→ Instructions for the task
Skip the images. Copy the records exactly as written.

# start of Extracted data

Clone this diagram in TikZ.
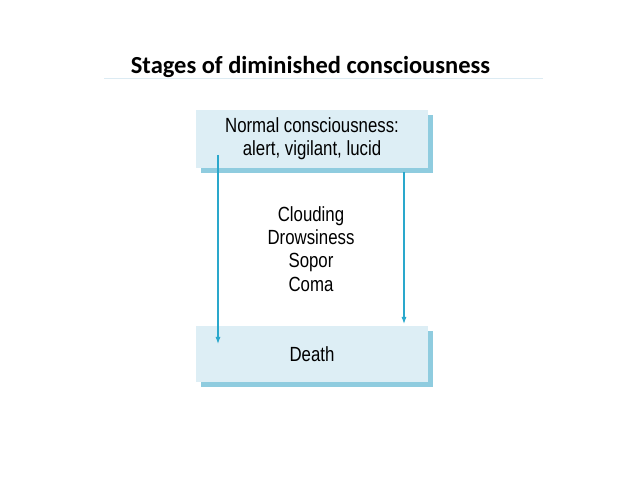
\documentclass[tikz,border=0pt]{standalone}
\usepackage{fontspec}
\setmainfont{Liberation Sans}
\newfontfamily\narrowfont[FakeStretch=0.82]{Liberation Sans}
\newfontfamily\titlefont{Carlito}
\usetikzlibrary{arrows.meta}
\definecolor{boxfill}{HTML}{DDEEF5}
\definecolor{boxshadow}{HTML}{8FCCDF}
\definecolor{arrowcol}{HTML}{2AA8CC}
\definecolor{rulecol}{HTML}{DCEBF3}
\tikzset{
  stagebox/.style={fill=boxfill, draw=none, minimum width=232pt, inner sep=0pt, align=center,
     font=\narrowfont\fontsize{20.5}{23}\selectfont},
  flowarrow/.style={draw=arrowcol, line width=1.1pt, -{Latex[length=7pt,width=5pt]}},
  plaintext/.style={align=center, font=\narrowfont\fontsize{20.5}{23.3}\selectfont}
}
\begin{document}
\begin{tikzpicture}[x=1pt,y=-1pt]
\useasboundingbox (0,0) rectangle (638,478);
% title
\node[font=\titlefont\bfseries\fontsize{24.5}{28}\selectfont] (title) at (310.5,67) {Stages of diminished consciousness};
\coordinate (ruleL) at (104,78.5);
\coordinate (ruleR) at (543,78.5);
\draw[rulecol, line width=1.5pt] (ruleL) -- (ruleR);
% top box
\fill[boxshadow] (201,115) rectangle (433,173);
\node[stagebox, minimum height=58pt] (normal) at (312,139) {Normal consciousness:\\alert, vigilant, lucid};
% bottom box
\fill[boxshadow] (201,331) rectangle (433,387);
\node[stagebox, minimum height=56pt] (death) at (312,354) {Death};
% middle text
\node[plaintext] (stages) at (311,249) {Clouding\\Drowsiness\\Sopor\\Coma};
% arrows
\coordinate (lstart) at (218,155);
\coordinate (lend) at (218,344);
\coordinate (rstart) at (404,172);
\coordinate (rend) at (404,324);
\draw[flowarrow] (lstart) -- (lend);
\draw[flowarrow] (rstart) -- (rend);
\end{tikzpicture}
\end{document}
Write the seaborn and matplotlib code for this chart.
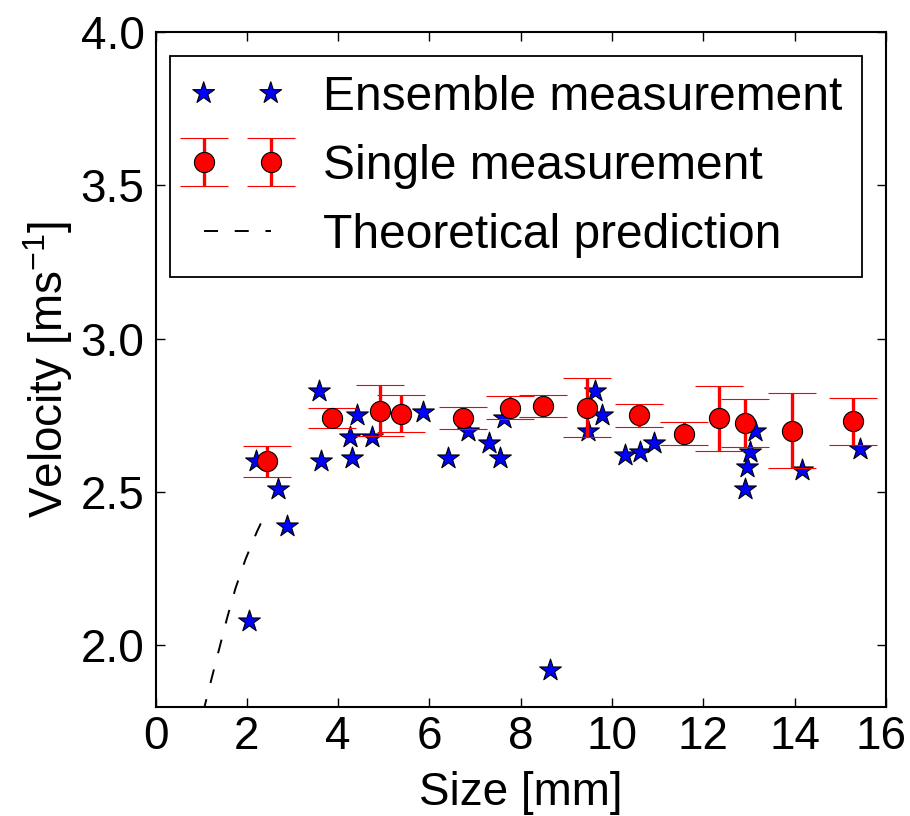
import seaborn as sns
import matplotlib.pyplot as plt
import matplotlib.transforms as mtransforms

# Ensemble measurement (blue stars)
ens_size = [2.04, 2.19, 2.69, 2.87, 3.57, 3.63, 4.25, 4.31, 4.42, 4.75,
            5.86, 6.41, 6.85, 7.31, 7.55, 7.63, 8.64, 9.48, 9.63, 9.78,
            10.28, 10.61, 10.92, 12.91, 12.95, 13.02, 13.13, 14.15, 15.43]
ens_vel = [2.08, 2.60, 2.51, 2.39, 2.83, 2.60, 2.68, 2.61, 2.75, 2.68,
           2.76, 2.61, 2.70, 2.66, 2.61, 2.74, 1.92, 2.70, 2.83, 2.75,
           2.62, 2.63, 2.66, 2.51, 2.58, 2.63, 2.70, 2.57, 2.64]

# Single measurement (red circles with error bars)
single_size = [2.45, 3.87, 4.92, 5.38, 6.74, 7.77, 8.49, 9.45, 10.60,
               11.58, 12.34, 12.91, 13.94, 15.27]
single_vel = [2.60, 2.74, 2.765, 2.755, 2.74, 2.775, 2.78, 2.775, 2.75,
              2.69, 2.74, 2.725, 2.70, 2.73]
single_err = [0.05, 0.033, 0.082, 0.06, 0.036, 0.038, 0.035, 0.097, 0.037,
              0.037, 0.105, 0.079, 0.122, 0.077]

# Theoretical prediction (dashed curve)
theory_size = [1.04, 1.20, 1.38, 1.57, 1.75, 1.97, 2.22, 2.41]
theory_vel = [1.78, 1.875, 1.98, 2.09, 2.185, 2.28, 2.37, 2.43]

sns.set_theme(style="ticks", rc={
    "xtick.direction": "in",
    "ytick.direction": "in",
    "xtick.top": True,
    "ytick.right": True,
    "axes.linewidth": 1.5,
    "axes.edgecolor": "black",
    "text.color": "black",
    "axes.labelcolor": "black",
    "xtick.color": "black",
    "ytick.color": "black",
})
plt.rcParams["font.family"] = ["Liberation Sans", "DejaVu Sans"]
plt.rcParams["mathtext.default"] = "regular"
plt.rcParams["font.size"] = 33

fig = plt.figure(figsize=(9.1, 8.16), dpi=100)
ax = fig.add_axes([0.1709, 0.134, 0.8027, 0.827])

sns.scatterplot(x=ens_size, y=ens_vel, marker="*", s=270, color="blue",
                edgecolor="black", linewidth=0.8, label="Ensemble measurement",
                ax=ax, zorder=2, legend=False)
sns.lineplot(x=theory_size, y=theory_vel, color="black", linewidth=1.4,
             linestyle=(0, (7.2, 8.6)), sort=False, ax=ax,
             label="Theoretical prediction", legend=False)
ax.errorbar(single_size, single_vel, yerr=single_err, fmt="o", color="red",
            ms=14.5, mec="black", mew=0.8, ecolor="red", elinewidth=2.4,
            capsize=17.6, capthick=1.0, label="Single measurement", zorder=3)

ax.set_xlim(0, 16)
ax.set_ylim(1.8, 4.0)
ax.set_xticks(range(0, 17, 2))
ax.set_yticks([2.0, 2.5, 3.0, 3.5, 4.0])
ax.tick_params(axis="both", labelsize=33, length=6.5, width=1.0)
ax.tick_params(axis="x", pad=6)
ax.tick_params(axis="y", pad=8)
ax.set_xlabel("Size [mm]", fontsize=33, labelpad=9)
ax.set_ylabel(r"Velocity [ms$^{-1}$]", fontsize=33)

# last x tick label sits a little inside, as in the original
last = ax.get_xticklabels()[-1]
last.set_transform(last.get_transform()
                   + mtransforms.ScaledTranslation(-5 / 100, 0, fig.dpi_scale_trans))

handles, labels = ax.get_legend_handles_labels()
lookup = dict(zip(labels, handles))
order = ["Ensemble measurement", "Single measurement", "Theoretical prediction"]
leg = ax.legend([lookup[k] for k in order], order, loc="upper right",
                scatterpoints=2, scatteryoffsets=[0.5], numpoints=2,
                handlelength=2.0, handletextpad=0.8, borderpad=0.4,
                borderaxespad=0.5, labelspacing=0.5, fancybox=False,
                edgecolor="black", framealpha=1, fontsize=34.5)
leg.get_frame().set_linewidth(1.3)

fig.savefig("out.png", dpi=100)
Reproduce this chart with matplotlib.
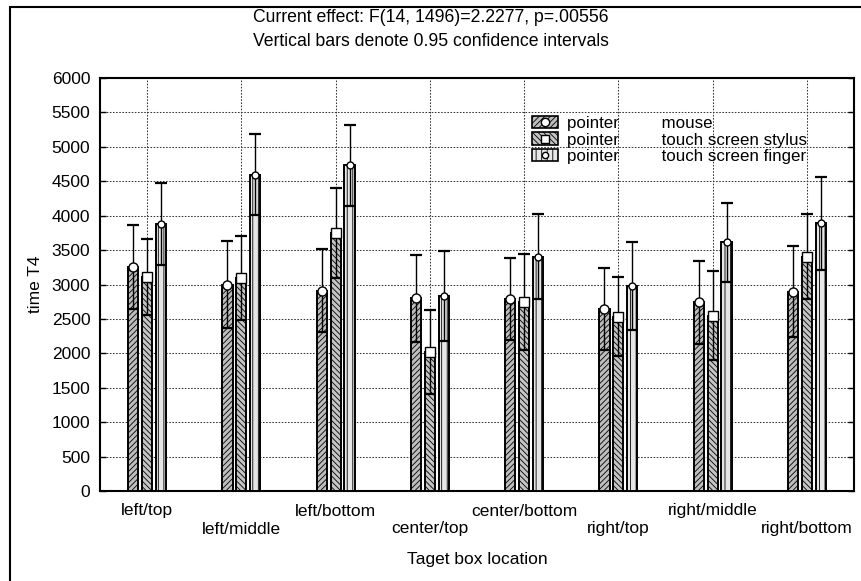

# end of Extracted data

→ Written solution
Clone this diagram in TikZ.
\documentclass[tikz,border=0pt]{standalone}
\usepackage{fontspec}
\setmainfont{Liberation Sans}
\newfontfamily\narrowfont[FakeStretch=0.82]{Liberation Sans}
\newfontfamily\titlefont{Carlito}
\usetikzlibrary{arrows.meta}
\definecolor{boxfill}{HTML}{DDEEF5}
\definecolor{boxshadow}{HTML}{8FCCDF}
\definecolor{arrowcol}{HTML}{2AA8CC}
\definecolor{rulecol}{HTML}{DCEBF3}
\tikzset{
  stagebox/.style={fill=boxfill, draw=none, minimum width=232pt, inner sep=0pt, align=center,
     font=\narrowfont\fontsize{20.5}{23}\selectfont},
  flowarrow/.style={draw=arrowcol, line width=1.1pt, -{Latex[length=7pt,width=5pt]}},
  plaintext/.style={align=center, font=\narrowfont\fontsize{20.5}{23.3}\selectfont}
}
\begin{document}
\begin{tikzpicture}[x=1pt,y=-1pt]
\useasboundingbox (0,0) rectangle (638,478);
% title
\node[font=\titlefont\bfseries\fontsize{24.5}{28}\selectfont] (title) at (310.5,67) {Stages of diminished consciousness};
\coordinate (ruleL) at (104,78.5);
\coordinate (ruleR) at (543,78.5);
\draw[rulecol, line width=1.5pt] (ruleL) -- (ruleR);
% top box
\fill[boxshadow] (201,115) rectangle (433,173);
\node[stagebox, minimum height=58pt] (normal) at (312,139) {Normal consciousness:\\alert, vigilant, lucid};
% bottom box
\fill[boxshadow] (201,331) rectangle (433,387);
\node[stagebox, minimum height=56pt] (death) at (312,354) {Death};
% middle text
\node[plaintext] (stages) at (311,249) {Clouding\\Drowsiness\\Sopor\\Coma};
% arrows
\coordinate (lstart) at (218,155);
\coordinate (lend) at (218,344);
\coordinate (rstart) at (404,172);
\coordinate (rend) at (404,324);
\draw[flowarrow] (lstart) -- (lend);
\draw[flowarrow] (rstart) -- (rend);
\end{tikzpicture}
\end{document}
Write the seaborn and matplotlib code for this chart.
import seaborn as sns
import matplotlib.pyplot as plt
import matplotlib.transforms as mtransforms

# Ensemble measurement (blue stars)
ens_size = [2.04, 2.19, 2.69, 2.87, 3.57, 3.63, 4.25, 4.31, 4.42, 4.75,
            5.86, 6.41, 6.85, 7.31, 7.55, 7.63, 8.64, 9.48, 9.63, 9.78,
            10.28, 10.61, 10.92, 12.91, 12.95, 13.02, 13.13, 14.15, 15.43]
ens_vel = [2.08, 2.60, 2.51, 2.39, 2.83, 2.60, 2.68, 2.61, 2.75, 2.68,
           2.76, 2.61, 2.70, 2.66, 2.61, 2.74, 1.92, 2.70, 2.83, 2.75,
           2.62, 2.63, 2.66, 2.51, 2.58, 2.63, 2.70, 2.57, 2.64]

# Single measurement (red circles with error bars)
single_size = [2.45, 3.87, 4.92, 5.38, 6.74, 7.77, 8.49, 9.45, 10.60,
               11.58, 12.34, 12.91, 13.94, 15.27]
single_vel = [2.60, 2.74, 2.765, 2.755, 2.74, 2.775, 2.78, 2.775, 2.75,
              2.69, 2.74, 2.725, 2.70, 2.73]
single_err = [0.05, 0.033, 0.082, 0.06, 0.036, 0.038, 0.035, 0.097, 0.037,
              0.037, 0.105, 0.079, 0.122, 0.077]

# Theoretical prediction (dashed curve)
theory_size = [1.04, 1.20, 1.38, 1.57, 1.75, 1.97, 2.22, 2.41]
theory_vel = [1.78, 1.875, 1.98, 2.09, 2.185, 2.28, 2.37, 2.43]

sns.set_theme(style="ticks", rc={
    "xtick.direction": "in",
    "ytick.direction": "in",
    "xtick.top": True,
    "ytick.right": True,
    "axes.linewidth": 1.5,
    "axes.edgecolor": "black",
    "text.color": "black",
    "axes.labelcolor": "black",
    "xtick.color": "black",
    "ytick.color": "black",
})
plt.rcParams["font.family"] = ["Liberation Sans", "DejaVu Sans"]
plt.rcParams["mathtext.default"] = "regular"
plt.rcParams["font.size"] = 33

fig = plt.figure(figsize=(9.1, 8.16), dpi=100)
ax = fig.add_axes([0.1709, 0.134, 0.8027, 0.827])

sns.scatterplot(x=ens_size, y=ens_vel, marker="*", s=270, color="blue",
                edgecolor="black", linewidth=0.8, label="Ensemble measurement",
                ax=ax, zorder=2, legend=False)
sns.lineplot(x=theory_size, y=theory_vel, color="black", linewidth=1.4,
             linestyle=(0, (7.2, 8.6)), sort=False, ax=ax,
             label="Theoretical prediction", legend=False)
ax.errorbar(single_size, single_vel, yerr=single_err, fmt="o", color="red",
            ms=14.5, mec="black", mew=0.8, ecolor="red", elinewidth=2.4,
            capsize=17.6, capthick=1.0, label="Single measurement", zorder=3)

ax.set_xlim(0, 16)
ax.set_ylim(1.8, 4.0)
ax.set_xticks(range(0, 17, 2))
ax.set_yticks([2.0, 2.5, 3.0, 3.5, 4.0])
ax.tick_params(axis="both", labelsize=33, length=6.5, width=1.0)
ax.tick_params(axis="x", pad=6)
ax.tick_params(axis="y", pad=8)
ax.set_xlabel("Size [mm]", fontsize=33, labelpad=9)
ax.set_ylabel(r"Velocity [ms$^{-1}$]", fontsize=33)

# last x tick label sits a little inside, as in the original
last = ax.get_xticklabels()[-1]
last.set_transform(last.get_transform()
                   + mtransforms.ScaledTranslation(-5 / 100, 0, fig.dpi_scale_trans))

handles, labels = ax.get_legend_handles_labels()
lookup = dict(zip(labels, handles))
order = ["Ensemble measurement", "Single measurement", "Theoretical prediction"]
leg = ax.legend([lookup[k] for k in order], order, loc="upper right",
                scatterpoints=2, scatteryoffsets=[0.5], numpoints=2,
                handlelength=2.0, handletextpad=0.8, borderpad=0.4,
                borderaxespad=0.5, labelspacing=0.5, fancybox=False,
                edgecolor="black", framealpha=1, fontsize=34.5)
leg.get_frame().set_linewidth(1.3)

fig.savefig("out.png", dpi=100)
Reproduce this chart with matplotlib.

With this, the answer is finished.